I go to an Ivy League school, and even here I see thousands of kids coasting by like their futures are already set. For the kids whipping daddy's bimmer around campus with 24 hour access to the family yacht this is true, but they are the exception and not the rule. Most students DO NOT utilize their college's career center adequately, nor do they do even remotely well at networking. I don't want to sit up here and give my personal diatribe, but people don't plan ahead. And even if they have some glimmer of an idea about what they want to do, they don't have backup plans, and backup backup plans, and backups for those backups. I have mapped out a dozen different paths, all of which have the same goal in mind. Will all of them work? No, but a few will. Those are the ones you take and run with.
Excuses are tools of the incompetent built upon monuments of nothingness... those who excel at them, seldom excel at anything else.
THIS...
If there is one thing you should take from this thread, it's the underlined, bolded, red statement.
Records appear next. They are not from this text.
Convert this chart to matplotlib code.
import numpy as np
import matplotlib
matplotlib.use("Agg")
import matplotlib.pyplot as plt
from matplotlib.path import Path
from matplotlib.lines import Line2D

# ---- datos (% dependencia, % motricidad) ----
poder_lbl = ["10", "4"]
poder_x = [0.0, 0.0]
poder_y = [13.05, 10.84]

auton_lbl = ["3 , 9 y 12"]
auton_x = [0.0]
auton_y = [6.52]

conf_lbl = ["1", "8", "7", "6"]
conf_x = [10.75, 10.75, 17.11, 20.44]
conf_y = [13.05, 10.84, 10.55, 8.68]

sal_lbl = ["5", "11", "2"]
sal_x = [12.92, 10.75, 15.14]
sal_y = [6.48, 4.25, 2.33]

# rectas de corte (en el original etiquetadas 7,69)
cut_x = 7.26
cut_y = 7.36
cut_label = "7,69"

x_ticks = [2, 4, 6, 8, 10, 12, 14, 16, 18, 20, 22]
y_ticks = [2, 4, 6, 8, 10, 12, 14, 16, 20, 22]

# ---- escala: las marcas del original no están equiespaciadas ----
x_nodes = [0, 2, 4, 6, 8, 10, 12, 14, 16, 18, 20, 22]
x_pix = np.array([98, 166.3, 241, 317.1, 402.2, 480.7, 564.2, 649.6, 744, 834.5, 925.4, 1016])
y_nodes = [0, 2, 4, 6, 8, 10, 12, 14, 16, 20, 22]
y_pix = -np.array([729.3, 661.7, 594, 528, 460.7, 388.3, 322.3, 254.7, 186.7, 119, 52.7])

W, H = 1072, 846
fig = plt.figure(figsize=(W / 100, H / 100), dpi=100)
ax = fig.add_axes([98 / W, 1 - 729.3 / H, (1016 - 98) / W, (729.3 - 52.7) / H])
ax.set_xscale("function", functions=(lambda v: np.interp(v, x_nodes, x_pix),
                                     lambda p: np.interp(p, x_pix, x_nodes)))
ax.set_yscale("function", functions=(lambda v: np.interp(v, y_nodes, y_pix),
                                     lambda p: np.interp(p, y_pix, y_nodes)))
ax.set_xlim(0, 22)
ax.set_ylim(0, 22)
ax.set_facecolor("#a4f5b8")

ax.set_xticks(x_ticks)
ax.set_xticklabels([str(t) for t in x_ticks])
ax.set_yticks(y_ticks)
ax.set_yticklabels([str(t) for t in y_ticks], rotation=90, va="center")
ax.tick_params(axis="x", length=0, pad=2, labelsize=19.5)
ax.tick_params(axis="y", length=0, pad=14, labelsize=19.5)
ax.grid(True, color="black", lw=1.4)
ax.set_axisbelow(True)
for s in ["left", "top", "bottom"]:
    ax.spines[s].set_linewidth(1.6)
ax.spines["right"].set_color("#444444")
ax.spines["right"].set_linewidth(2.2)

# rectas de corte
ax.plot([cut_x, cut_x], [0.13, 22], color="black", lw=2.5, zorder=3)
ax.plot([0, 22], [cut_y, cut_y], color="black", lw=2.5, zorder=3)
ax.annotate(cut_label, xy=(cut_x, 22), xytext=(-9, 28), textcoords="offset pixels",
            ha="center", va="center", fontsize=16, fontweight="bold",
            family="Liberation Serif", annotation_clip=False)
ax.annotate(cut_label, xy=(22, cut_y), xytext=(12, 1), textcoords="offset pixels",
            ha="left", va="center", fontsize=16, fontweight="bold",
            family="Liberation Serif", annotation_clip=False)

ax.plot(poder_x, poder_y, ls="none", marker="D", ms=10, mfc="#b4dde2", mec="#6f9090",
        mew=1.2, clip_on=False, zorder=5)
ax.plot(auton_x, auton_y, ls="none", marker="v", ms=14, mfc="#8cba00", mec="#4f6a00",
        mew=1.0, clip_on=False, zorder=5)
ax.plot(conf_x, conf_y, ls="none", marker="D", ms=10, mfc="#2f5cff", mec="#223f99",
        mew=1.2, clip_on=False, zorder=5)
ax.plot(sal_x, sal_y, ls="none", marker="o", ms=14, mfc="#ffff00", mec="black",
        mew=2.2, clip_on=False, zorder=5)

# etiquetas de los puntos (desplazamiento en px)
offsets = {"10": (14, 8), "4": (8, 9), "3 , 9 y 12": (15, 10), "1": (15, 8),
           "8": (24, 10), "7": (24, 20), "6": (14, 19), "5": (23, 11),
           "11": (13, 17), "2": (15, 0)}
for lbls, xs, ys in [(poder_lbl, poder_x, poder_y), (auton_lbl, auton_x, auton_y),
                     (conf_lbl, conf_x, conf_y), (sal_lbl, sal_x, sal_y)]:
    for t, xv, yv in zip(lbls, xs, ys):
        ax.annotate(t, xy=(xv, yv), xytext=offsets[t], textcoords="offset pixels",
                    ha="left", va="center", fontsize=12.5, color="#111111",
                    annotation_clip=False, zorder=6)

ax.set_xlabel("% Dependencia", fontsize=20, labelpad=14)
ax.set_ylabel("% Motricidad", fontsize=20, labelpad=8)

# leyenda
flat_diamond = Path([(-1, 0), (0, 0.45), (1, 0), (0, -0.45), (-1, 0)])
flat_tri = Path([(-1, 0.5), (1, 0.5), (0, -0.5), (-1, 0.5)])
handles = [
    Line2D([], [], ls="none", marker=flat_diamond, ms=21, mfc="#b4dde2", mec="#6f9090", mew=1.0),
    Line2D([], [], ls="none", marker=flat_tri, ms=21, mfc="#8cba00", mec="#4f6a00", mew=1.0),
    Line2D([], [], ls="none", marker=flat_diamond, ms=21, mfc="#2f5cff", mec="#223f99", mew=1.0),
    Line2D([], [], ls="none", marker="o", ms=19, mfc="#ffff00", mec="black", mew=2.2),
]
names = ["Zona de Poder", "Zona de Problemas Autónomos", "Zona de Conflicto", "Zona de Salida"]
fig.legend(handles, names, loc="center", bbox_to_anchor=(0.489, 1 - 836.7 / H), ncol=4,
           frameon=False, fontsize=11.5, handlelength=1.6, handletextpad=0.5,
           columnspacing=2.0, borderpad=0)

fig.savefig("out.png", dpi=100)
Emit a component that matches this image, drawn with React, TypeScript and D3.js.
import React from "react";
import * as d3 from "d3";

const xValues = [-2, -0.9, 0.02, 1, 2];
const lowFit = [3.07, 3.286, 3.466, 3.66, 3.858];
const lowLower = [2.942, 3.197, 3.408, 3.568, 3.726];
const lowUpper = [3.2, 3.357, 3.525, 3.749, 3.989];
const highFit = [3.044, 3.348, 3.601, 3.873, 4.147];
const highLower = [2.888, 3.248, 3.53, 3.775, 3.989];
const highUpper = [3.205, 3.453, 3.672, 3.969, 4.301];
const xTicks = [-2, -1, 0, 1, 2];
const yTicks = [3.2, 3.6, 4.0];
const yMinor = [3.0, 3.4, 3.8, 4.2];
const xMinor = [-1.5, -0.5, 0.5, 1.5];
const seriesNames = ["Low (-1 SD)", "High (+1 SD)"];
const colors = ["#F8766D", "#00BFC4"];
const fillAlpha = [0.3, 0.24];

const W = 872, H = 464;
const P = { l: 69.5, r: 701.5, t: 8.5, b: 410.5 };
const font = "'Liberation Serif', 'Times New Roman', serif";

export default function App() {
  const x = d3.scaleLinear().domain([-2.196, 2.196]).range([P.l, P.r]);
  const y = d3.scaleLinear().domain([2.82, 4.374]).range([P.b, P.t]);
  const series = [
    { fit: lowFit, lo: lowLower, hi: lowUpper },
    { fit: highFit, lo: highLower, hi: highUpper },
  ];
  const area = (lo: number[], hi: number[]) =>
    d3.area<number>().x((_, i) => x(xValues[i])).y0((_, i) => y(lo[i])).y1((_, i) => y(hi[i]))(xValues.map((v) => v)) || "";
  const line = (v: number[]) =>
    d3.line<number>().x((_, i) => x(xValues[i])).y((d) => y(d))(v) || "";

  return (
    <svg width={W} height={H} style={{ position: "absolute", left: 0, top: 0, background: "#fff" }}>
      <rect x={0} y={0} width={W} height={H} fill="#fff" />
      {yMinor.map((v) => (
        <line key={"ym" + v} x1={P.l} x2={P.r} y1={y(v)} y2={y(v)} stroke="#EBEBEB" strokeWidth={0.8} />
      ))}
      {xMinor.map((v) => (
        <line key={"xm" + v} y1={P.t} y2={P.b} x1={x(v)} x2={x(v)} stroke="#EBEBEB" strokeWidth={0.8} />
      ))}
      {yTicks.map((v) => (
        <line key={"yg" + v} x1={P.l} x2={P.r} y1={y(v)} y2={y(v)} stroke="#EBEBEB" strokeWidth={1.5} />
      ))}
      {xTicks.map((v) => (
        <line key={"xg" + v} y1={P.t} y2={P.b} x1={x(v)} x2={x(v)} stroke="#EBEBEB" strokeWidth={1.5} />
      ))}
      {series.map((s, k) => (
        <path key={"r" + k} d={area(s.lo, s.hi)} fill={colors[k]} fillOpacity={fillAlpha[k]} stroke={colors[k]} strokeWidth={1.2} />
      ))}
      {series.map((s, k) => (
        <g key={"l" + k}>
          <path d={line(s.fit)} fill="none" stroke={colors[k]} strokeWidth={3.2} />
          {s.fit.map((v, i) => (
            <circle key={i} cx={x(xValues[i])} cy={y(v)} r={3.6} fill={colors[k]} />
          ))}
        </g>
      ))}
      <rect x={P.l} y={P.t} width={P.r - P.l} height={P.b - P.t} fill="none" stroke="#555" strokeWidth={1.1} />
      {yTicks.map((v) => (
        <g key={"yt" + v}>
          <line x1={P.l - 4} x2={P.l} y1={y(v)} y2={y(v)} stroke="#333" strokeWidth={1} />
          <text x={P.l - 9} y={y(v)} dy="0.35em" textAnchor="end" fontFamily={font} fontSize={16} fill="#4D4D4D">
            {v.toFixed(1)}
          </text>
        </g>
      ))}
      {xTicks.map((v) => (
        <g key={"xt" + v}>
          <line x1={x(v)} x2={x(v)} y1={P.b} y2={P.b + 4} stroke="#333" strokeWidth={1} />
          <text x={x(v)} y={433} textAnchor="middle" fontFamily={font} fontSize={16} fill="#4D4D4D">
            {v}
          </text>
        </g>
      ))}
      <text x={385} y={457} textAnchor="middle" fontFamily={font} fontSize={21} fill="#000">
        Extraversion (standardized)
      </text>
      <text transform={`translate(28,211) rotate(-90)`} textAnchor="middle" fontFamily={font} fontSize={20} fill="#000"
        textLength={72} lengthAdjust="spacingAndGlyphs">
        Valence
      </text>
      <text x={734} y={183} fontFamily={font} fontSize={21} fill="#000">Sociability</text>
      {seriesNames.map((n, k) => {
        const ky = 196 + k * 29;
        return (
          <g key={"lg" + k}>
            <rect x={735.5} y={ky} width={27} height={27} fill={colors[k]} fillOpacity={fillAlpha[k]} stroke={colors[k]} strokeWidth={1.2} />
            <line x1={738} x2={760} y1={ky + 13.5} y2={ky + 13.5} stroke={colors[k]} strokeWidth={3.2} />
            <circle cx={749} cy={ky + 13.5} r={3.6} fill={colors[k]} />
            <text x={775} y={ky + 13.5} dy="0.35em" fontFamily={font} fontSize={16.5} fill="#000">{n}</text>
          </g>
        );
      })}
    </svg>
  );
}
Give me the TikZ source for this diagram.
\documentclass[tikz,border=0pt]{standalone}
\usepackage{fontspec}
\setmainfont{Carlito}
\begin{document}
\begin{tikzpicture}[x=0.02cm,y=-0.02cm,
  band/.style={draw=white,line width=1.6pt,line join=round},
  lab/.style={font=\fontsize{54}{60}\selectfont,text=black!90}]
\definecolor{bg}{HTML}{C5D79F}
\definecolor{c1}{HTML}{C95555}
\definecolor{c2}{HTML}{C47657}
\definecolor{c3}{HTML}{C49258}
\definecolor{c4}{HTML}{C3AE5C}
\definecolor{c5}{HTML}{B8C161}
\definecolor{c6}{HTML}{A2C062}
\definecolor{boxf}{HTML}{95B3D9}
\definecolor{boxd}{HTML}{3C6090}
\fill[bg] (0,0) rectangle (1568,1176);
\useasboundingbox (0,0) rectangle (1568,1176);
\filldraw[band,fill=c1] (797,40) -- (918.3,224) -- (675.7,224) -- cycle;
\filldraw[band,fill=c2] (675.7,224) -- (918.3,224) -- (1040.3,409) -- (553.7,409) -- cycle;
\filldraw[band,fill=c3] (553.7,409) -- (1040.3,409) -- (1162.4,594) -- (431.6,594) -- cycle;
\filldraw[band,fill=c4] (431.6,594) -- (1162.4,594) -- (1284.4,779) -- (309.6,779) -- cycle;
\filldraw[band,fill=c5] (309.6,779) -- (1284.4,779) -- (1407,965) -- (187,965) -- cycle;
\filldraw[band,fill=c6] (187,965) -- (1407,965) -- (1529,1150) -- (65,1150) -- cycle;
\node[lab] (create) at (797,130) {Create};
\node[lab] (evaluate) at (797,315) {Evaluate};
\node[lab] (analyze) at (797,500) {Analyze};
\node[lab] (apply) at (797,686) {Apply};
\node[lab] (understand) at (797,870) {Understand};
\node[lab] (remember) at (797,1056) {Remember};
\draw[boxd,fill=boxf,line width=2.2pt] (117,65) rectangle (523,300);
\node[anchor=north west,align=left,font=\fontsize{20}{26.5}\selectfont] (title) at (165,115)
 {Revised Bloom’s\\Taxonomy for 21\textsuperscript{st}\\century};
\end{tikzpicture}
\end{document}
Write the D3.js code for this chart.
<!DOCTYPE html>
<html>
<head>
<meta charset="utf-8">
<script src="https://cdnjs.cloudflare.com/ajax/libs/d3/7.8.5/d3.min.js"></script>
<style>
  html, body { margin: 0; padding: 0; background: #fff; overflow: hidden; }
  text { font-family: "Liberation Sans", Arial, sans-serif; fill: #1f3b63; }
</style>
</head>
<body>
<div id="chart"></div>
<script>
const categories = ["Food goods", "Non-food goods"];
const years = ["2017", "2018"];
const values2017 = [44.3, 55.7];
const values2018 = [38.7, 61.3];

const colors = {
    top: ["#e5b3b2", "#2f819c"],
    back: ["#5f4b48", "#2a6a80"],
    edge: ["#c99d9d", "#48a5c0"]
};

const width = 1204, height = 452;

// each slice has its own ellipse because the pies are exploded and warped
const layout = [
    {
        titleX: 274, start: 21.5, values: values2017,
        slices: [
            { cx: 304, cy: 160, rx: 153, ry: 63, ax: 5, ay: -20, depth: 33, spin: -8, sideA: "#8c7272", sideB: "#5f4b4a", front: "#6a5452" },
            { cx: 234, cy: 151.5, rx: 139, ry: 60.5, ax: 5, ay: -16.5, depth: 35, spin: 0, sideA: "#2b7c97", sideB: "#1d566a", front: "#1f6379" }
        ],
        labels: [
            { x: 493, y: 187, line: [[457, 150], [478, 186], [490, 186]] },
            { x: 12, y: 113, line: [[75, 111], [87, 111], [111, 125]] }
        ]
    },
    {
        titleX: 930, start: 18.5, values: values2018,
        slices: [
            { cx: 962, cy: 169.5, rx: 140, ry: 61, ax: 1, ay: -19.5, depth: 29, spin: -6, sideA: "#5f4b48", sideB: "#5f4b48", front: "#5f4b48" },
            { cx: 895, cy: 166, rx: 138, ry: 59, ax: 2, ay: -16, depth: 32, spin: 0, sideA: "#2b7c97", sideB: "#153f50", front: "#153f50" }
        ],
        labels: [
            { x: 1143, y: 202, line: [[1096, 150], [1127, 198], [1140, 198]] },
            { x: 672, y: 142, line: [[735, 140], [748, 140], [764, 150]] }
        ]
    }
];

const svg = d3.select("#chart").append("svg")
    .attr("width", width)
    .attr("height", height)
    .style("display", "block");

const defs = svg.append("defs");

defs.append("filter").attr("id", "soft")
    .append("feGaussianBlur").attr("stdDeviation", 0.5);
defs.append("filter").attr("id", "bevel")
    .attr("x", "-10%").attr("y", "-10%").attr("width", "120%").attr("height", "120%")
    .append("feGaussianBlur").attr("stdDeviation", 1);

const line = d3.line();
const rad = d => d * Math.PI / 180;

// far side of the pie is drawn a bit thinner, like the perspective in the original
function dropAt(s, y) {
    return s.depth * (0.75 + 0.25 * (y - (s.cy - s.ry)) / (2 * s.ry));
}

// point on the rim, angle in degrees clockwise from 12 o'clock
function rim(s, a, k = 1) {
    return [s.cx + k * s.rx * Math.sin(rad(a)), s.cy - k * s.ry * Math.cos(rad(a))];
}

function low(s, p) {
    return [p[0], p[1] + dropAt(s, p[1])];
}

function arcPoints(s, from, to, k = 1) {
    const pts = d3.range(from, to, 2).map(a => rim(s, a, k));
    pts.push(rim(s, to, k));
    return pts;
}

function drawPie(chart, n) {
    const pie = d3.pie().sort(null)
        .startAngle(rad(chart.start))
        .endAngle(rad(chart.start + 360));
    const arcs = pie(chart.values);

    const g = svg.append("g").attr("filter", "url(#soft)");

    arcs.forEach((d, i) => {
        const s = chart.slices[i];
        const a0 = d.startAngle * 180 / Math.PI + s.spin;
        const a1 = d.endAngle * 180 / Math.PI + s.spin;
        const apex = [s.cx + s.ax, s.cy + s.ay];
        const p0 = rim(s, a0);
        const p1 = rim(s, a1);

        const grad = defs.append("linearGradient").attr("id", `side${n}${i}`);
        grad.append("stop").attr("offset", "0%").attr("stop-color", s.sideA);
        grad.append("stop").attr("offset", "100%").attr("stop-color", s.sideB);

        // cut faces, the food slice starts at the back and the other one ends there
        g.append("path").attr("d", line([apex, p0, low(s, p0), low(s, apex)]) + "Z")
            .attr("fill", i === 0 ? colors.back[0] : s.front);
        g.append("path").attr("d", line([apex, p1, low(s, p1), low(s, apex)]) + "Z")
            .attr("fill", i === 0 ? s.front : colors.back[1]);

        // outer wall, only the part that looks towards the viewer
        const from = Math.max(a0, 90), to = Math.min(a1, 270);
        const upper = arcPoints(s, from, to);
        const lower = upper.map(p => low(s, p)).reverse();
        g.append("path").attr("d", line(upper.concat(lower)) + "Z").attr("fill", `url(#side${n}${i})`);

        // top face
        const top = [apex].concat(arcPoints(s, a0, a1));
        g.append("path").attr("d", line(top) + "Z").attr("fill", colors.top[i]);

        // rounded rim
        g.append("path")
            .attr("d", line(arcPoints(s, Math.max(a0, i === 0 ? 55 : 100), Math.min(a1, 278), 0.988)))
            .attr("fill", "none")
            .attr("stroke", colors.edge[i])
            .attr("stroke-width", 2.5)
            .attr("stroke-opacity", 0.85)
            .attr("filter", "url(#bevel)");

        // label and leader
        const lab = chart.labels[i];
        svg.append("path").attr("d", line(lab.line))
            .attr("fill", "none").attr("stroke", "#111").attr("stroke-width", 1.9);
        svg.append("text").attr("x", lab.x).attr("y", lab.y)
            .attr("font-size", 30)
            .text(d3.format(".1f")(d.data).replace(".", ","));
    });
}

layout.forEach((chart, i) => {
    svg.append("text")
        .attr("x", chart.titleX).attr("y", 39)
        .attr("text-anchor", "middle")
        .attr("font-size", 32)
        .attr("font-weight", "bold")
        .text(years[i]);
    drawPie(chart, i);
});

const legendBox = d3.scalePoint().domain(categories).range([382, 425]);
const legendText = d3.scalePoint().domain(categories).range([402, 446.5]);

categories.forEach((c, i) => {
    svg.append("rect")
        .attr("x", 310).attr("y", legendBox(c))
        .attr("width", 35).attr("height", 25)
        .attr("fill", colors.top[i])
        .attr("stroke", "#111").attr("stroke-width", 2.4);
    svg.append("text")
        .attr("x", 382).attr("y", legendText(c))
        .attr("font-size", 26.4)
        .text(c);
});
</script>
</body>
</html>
Real talk, I cant tell you how much flak I have taken over the years from my friends and family simply because I chose to explore multiple paths, instead of the one track/one path many people, in college and out of college, seem to follow.
I currently have six different things I could potentially do when I graduate. This has little to do with "not knowing what to do with my life", which is what most people assume the minute I tell them about my plans, and more to do with maximizing my abilities (yes, I am that dynamic of an individual...
) and fulfilling my potential.
Unlike impallaballa, however, I don't have one goal in mind. Rather, I have multiple goals and I plan on pursuing each one. Having options = confidence when you leave college.